Hoy. Son ellas, las palabras, quienes nos descubren
mundos nuevos. Paraísos. Playas desiertas, sol. Montañas infinitas. Un frío
sudor recorriendo en una tarde calurosa toda tu espalda. Y lo imposible.
Capaces siempre, de hacernos viajar hasta el infinito y
de repente, regresarnos a lo más cotidiano. Sumergirnos aguantando el aire y
todo lo que sea necesario en una realidad nacida de la nada, sin andar a la
caza, ni fingir verdades. Deteniendo el tiempo, parándolo casi, convirtiendo
los segundos en eternos y los minutos en escurridizos granos de arena por la
perdida del juicio a voluntad propia. Eran cien, mil o un millón de palabras
quienes nos hicieron reos inocentes de la realidad paralela a la que nos encaminaron.

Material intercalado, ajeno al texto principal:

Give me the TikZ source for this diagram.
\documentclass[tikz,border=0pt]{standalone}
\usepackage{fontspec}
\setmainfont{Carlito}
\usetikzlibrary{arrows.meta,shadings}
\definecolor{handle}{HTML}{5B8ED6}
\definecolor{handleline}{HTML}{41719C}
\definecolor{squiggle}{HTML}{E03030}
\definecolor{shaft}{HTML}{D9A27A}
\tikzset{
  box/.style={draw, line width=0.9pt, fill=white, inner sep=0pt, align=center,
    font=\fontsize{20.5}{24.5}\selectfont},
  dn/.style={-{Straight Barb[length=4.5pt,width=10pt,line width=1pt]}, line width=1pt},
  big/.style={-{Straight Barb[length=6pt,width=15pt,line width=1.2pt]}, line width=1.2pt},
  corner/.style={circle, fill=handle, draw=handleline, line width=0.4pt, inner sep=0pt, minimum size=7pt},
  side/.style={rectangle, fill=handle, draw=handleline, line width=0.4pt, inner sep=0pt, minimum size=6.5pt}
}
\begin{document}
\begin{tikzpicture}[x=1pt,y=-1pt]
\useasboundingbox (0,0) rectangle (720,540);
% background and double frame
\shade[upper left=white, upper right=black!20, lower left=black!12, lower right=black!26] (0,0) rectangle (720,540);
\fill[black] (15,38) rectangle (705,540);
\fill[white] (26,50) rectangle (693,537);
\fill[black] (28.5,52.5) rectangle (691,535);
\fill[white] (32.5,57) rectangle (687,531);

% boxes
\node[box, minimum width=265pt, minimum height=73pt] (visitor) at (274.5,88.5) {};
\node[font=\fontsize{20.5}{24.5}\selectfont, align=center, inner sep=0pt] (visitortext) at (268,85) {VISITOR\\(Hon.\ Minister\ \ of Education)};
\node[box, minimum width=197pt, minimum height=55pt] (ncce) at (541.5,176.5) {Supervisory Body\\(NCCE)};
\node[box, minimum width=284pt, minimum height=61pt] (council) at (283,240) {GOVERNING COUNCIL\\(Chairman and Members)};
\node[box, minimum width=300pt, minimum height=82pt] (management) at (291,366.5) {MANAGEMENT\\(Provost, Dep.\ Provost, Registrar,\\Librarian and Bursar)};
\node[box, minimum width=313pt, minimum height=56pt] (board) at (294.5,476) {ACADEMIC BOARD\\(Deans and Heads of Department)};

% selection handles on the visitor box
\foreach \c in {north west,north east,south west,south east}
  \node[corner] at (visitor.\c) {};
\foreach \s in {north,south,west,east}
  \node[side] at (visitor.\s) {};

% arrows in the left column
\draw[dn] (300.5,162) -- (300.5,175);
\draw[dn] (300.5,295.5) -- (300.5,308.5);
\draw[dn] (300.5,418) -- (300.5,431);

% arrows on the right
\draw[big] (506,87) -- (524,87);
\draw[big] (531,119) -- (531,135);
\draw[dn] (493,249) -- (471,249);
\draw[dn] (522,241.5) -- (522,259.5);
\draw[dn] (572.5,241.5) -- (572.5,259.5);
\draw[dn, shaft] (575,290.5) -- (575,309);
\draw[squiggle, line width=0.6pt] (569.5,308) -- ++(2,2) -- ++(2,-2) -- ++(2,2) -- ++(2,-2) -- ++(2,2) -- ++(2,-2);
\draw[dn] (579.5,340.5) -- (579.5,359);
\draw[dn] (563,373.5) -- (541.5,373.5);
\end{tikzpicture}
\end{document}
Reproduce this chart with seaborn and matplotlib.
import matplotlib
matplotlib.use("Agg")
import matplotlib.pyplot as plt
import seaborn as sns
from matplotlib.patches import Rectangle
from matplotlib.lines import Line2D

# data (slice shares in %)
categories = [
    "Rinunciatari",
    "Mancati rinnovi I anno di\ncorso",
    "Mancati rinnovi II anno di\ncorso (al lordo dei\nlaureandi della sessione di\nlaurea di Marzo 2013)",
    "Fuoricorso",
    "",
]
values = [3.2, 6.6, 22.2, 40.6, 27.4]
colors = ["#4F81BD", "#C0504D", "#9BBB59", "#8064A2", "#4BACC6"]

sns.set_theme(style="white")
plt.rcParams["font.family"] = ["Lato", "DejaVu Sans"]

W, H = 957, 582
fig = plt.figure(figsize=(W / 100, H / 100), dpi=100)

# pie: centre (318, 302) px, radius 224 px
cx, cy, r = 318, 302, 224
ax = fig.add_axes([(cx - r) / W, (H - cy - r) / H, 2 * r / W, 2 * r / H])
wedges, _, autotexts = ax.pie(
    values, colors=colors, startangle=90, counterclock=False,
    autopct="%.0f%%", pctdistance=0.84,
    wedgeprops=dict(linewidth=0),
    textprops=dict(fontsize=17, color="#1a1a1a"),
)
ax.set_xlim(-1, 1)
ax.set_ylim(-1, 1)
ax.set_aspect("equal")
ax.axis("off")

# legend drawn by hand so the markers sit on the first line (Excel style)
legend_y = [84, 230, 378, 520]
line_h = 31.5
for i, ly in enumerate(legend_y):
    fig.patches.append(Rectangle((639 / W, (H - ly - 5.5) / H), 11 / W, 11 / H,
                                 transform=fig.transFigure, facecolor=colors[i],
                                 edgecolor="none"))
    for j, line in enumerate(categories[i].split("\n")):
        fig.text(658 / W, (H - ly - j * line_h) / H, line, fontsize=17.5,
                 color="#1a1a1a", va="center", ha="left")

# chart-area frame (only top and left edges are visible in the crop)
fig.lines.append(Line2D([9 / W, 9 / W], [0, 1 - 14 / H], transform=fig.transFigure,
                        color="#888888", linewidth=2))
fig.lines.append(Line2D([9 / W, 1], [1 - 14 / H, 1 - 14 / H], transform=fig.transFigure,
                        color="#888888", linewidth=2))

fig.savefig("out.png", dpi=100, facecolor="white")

Destino volátil dónde compartir ese trocito de soledad que en todos habita.
Hoy. Que escribo con palabras de la brisa fresca. Del
imbécil. Del no puedo. Del algún día seré grande. O del ratón escondido en un
rincón. De la vueltas y del mundo. De cuando nos hacen esclavos o libres. Del
mar, de los lunes, de Dios y de la madre que pario a que sé yo.

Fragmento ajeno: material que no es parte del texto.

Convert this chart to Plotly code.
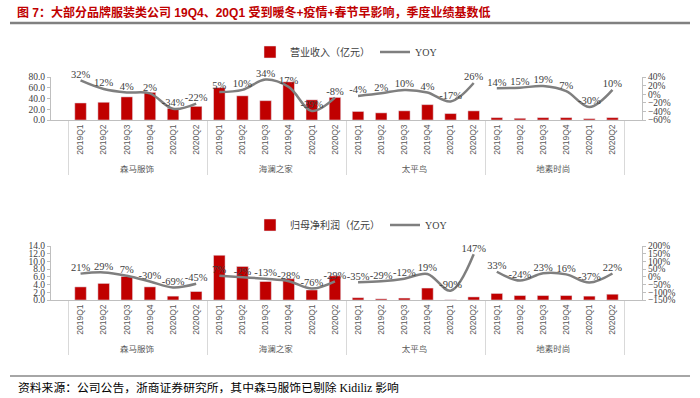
import plotly.graph_objects as go

W, H = 700, 398

companies = ["森马服饰", "海澜之家", "太平鸟", "地素时尚"]
quarters = ["2019Q1", "2019Q2", "2019Q3", "2019Q4", "2020Q1", "2020Q2"]

# 营业收入（亿元）
rev_semir = [31.7, 33.0, 43.0, 51.4, 21.6, 25.4]
rev_hla = [60.3, 45.0, 36.0, 71.0, 37.5, 42.0]
rev_pb = [15.9, 13.3, 17.1, 28.6, 12.0, 17.0]
rev_ds = [4.4, 3.2, 4.4, 4.4, 2.5, 4.4]
# 营业收入 YOY (%)
rev_yoy_semir = [32, 12, 4, 2, -34, -22]
rev_yoy_hla = [5, 10, 34, 17, -39, -8]
rev_yoy_pb = [-4, 2, 10, 4, -17, 26]
rev_yoy_ds = [14, 15, 19, 7, -30, 10]

# 归母净利润（亿元）
np_semir = [3.4, 4.3, 6.1, 3.4, 1.0, 2.2]
np_hla = [11.6, 8.7, 4.8, 5.5, 2.6, 6.25]
np_pb = [0.6, 0.3, 0.5, 3.1, 0.05, 0.8]
np_ds = [1.7, 1.15, 1.15, 1.15, 1.0, 1.5]
# 归母净利润 YOY (%)
np_yoy_semir = [21, 29, 7, -30, -69, -45]
np_yoy_hla = [7, -2, -13, -28, -76, -29]
np_yoy_pb = [-35, -29, -12, 19, -90, 147]
np_yoy_ds = [33, -24, 23, 16, -37, 22]

rev_all = [rev_semir, rev_hla, rev_pb, rev_ds]
rev_yoy_all = [rev_yoy_semir, rev_yoy_hla, rev_yoy_pb, rev_yoy_ds]
np_all = [np_semir, np_hla, np_pb, np_ds]
np_yoy_all = [np_yoy_semir, np_yoy_hla, np_yoy_pb, np_yoy_ds]

RED = "#C00000"
GRAY_LINE = "#7F7F7F"
SERIF = "Liberation Serif, Noto Sans CJK SC"
CJK = "Noto Sans CJK SC"
TXT = "#404040"

def px_x(v):
    return v / W

def px_y(v):
    return 1 - v / H

fig = go.Figure()

def add_panel(bars, yoys, xaxis, yaxis, yaxis_r, bar_name, legend):
    xo = [[], []]
    vals = []
    for c, b in zip(companies, bars):
        xo[0] += [c] * len(quarters)
        xo[1] += quarters
        vals += b
    fig.add_trace(go.Bar(
        x=xo, y=vals, name=bar_name, marker_color=RED,
        xaxis=xaxis, yaxis=yaxis, legend=legend,
    ))
    for i, (c, yy) in enumerate(zip(companies, yoys)):
        fig.add_trace(go.Scatter(
            x=[[c] * len(quarters), quarters], y=yy,
            mode="lines+text", name="YOY",
            line=dict(color=GRAY_LINE, width=2.5, shape="spline", smoothing=1.0),
            text=[f"{v}%" for v in yy], textposition="top center",
            textfont=dict(family=SERIF, size=10.5, color=TXT),
            cliponaxis=False,
            showlegend=(i == 0), legendgroup="yoy" + legend, legend=legend,
            xaxis=xaxis, yaxis=yaxis_r,
        ))

add_panel(rev_all, rev_yoy_all, "x", "y", "y2", "营业收入（亿元）", "legend")
add_panel(np_all, np_yoy_all, "x2", "y3", "y4", "归母净利润（亿元）", "legend2")

xdom = [px_x(51), px_x(642)]
xcommon = dict(
    type="multicategory", domain=xdom, tickangle=-90, automargin=False,
    tickfont=dict(family="Liberation Sans, " + CJK, size=8.5, color="#595959"),
    showline=True, linecolor="#BFBFBF", linewidth=1,
    showdividers=True, dividercolor="#D9D9D9", dividerwidth=1,
    ticks="", showgrid=False,
)
yleft = dict(
    showline=True, linecolor="#BFBFBF", linewidth=1, ticks="outside", automargin=False,
    ticklen=3, tickcolor="#BFBFBF", showgrid=False, zeroline=False,
    tickformat=".1f", tickfont=dict(family=SERIF, size=9.5, color=TXT),
)
yright = dict(
    showline=True, linecolor="#BFBFBF", linewidth=1, ticks="outside", automargin=False,
    ticklen=3, tickcolor="#BFBFBF", showgrid=False, zeroline=False,
    ticksuffix="%", side="right", tickfont=dict(family=SERIF, size=9.5, color=TXT),
)

fig.update_layout(
    width=W, height=H,
    margin=dict(l=0, r=0, t=0, b=0),
    paper_bgcolor="white", plot_bgcolor="white",
    bargap=0.5,
    xaxis=dict(xcommon, anchor="y"),
    yaxis=dict(yleft, domain=[px_y(120), px_y(77)], range=[0, 80], dtick=20, anchor="x"),
    yaxis2=dict(yright, range=[-60, 40], dtick=20, overlaying="y", anchor="x"),
    xaxis2=dict(xcommon, anchor="y3"),
    yaxis3=dict(yleft, domain=[px_y(300), px_y(246)], range=[0, 14], dtick=2, anchor="x2"),
    yaxis4=dict(yright, range=[-150, 200], dtick=50, overlaying="y3", anchor="x2"),
    legend=dict(orientation="h", x=px_x(250), y=px_y(52), xanchor="left", yanchor="middle",
                font=dict(family=SERIF, size=10, color=TXT), bgcolor="rgba(0,0,0,0)",
                itemwidth=30, tracegroupgap=0),
    legend2=dict(orientation="h", x=px_x(250), y=px_y(225), xanchor="left", yanchor="middle",
                 font=dict(family=SERIF, size=10, color=TXT), bgcolor="rgba(0,0,0,0)",
                 itemwidth=30, tracegroupgap=0),
    showlegend=True,
)

fig.add_annotation(
    text="<b>图 7：大部分品牌服装类公司 19Q4、20Q1 受到暖冬+疫情+春节早影响，季度业绩基数低</b>",
    x=px_x(15), y=px_y(12), xref="paper", yref="paper", xanchor="left", yanchor="middle",
    showarrow=False, font=dict(family="Liberation Sans, " + CJK, size=12, color=RED),
)
fig.add_annotation(
    text="资料来源：公司公告，浙商证券研究所，其中森马服饰已剔除 Kidiliz 影响",
    x=px_x(16), y=px_y(388), xref="paper", yref="paper", xanchor="left", yanchor="middle",
    showarrow=False, font=dict(family=SERIF, size=11.8, color="#000000"),
)
fig.add_shape(type="line", xref="paper", yref="paper",
              x0=px_x(10), x1=px_x(690), y0=px_y(23), y1=px_y(23),
              line=dict(color="#808080", width=2.5))
fig.add_shape(type="line", xref="paper", yref="paper",
              x0=px_x(10), x1=px_x(690), y0=px_y(376), y1=px_y(376),
              line=dict(color="#A6A6A6", width=2))

fig.write_html(
    "out.html",
    config={"displayModeBar": False},
    post_script="document.body.style.margin='0';document.body.style.padding='0';",
)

La palabra es tuya, mía. Las palabras tienen vida, y se
divierten en el vaivén de conjugarse creando historias que en un descuido de
devoción, inician el descubrimiento de lo eterno, y en un frasco tan diminuto
que cabe en la palma de la mano, se esconden galopando a lo más profundo. En definitiva, capaces de que te zurcen el
descosido del costado. Ese por donde se coló el infinito y lo imposible.